Это привело Никона в ярость. Он собственноручно избил епископа Павла на соборе, сорвал с него мантию, без соборного суда лишил епископской кафедры и велел немедленно отправить в ссылку в далекий северный монастырь, где тот вскоре и погиб при не выясненных до сих пор обстоятельствах. Последовать примеру епископа Павла и открыто протестовать против новшеств никто из епископов не решился, хотя многие были с Никоном и несогласны. Через два месяца после завершения собора, в июле того же года, Москву постигла тягчайшая эпидемия моровой язвы. Многими православными это было воспринято как наказание Божие за отступничество церковной иерархии от веры предков. В народе прекрасно чувствовали пролатинскую сущность церковной реформы Никона. В 1654 году в Москве произошел бунт, среди требований которого, в частности, было и прекращение церковной реформы. Один из лозунгов восставших прямо называл вещи своими именами: «Патриарх ненадежен в вере и действует не лучше еретиков и иконоборцев».

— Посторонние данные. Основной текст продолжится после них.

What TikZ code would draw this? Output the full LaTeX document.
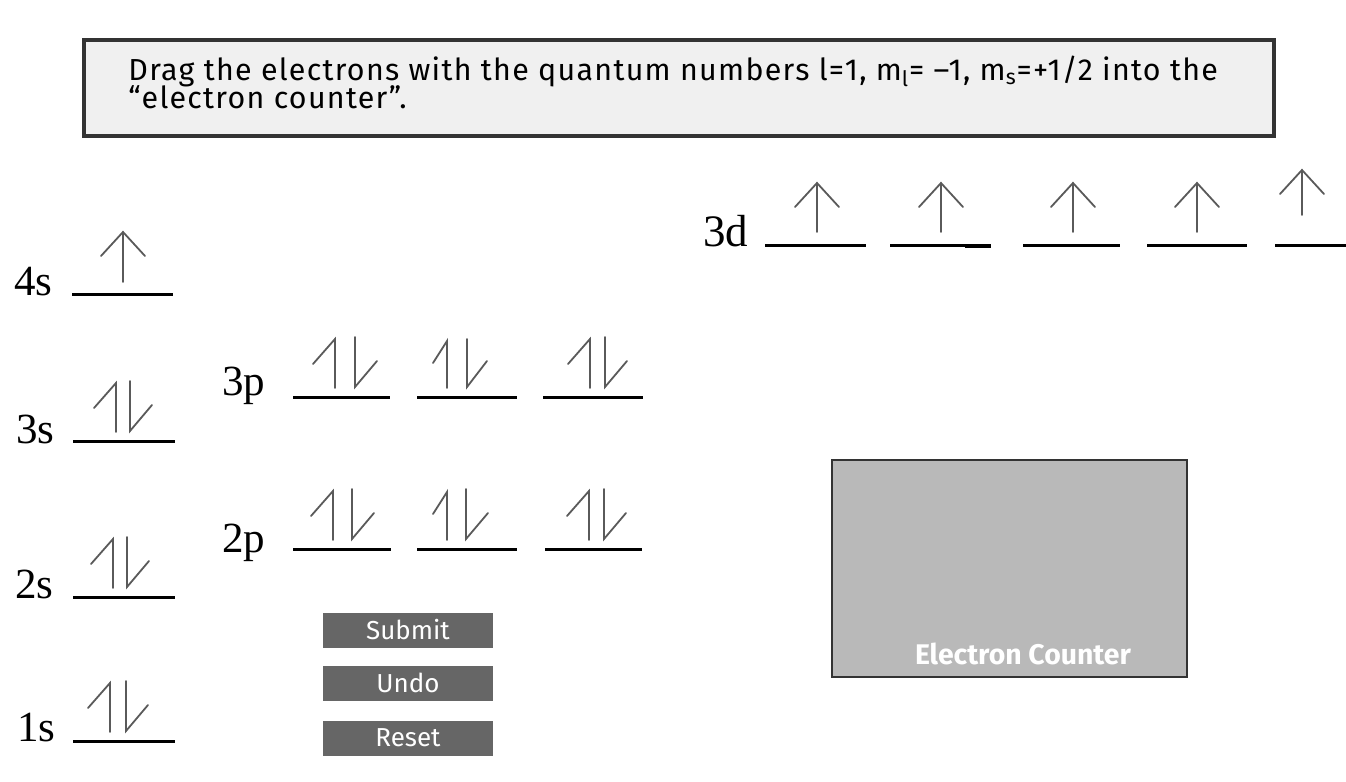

Между тем властолюбие и гордость Никона, стремившегося стать в православном мире тем же, кем в мире западном был римский папа, вскоре привели его к разрыву даже с поддерживавшим и направлявшим его царем Алексеем Михайловичем. Да, прав был А. Мейерберг, когда писал о царе Алексее: «Любимцы у него непрочны, не только по общему пороку всех дворов, по которому положение любимцев, следуя непрочности всех человеческих дел, всегда шатко и легко рушится в прах от всякого, хоть бы и слабого, удара, но и потому еще, что это люди без твердых оснований в какой бы то ни было добродетели, укрепившись на которых громоздкое здание государевой милости стоит прочно, поддерживаемое заслугами»[110].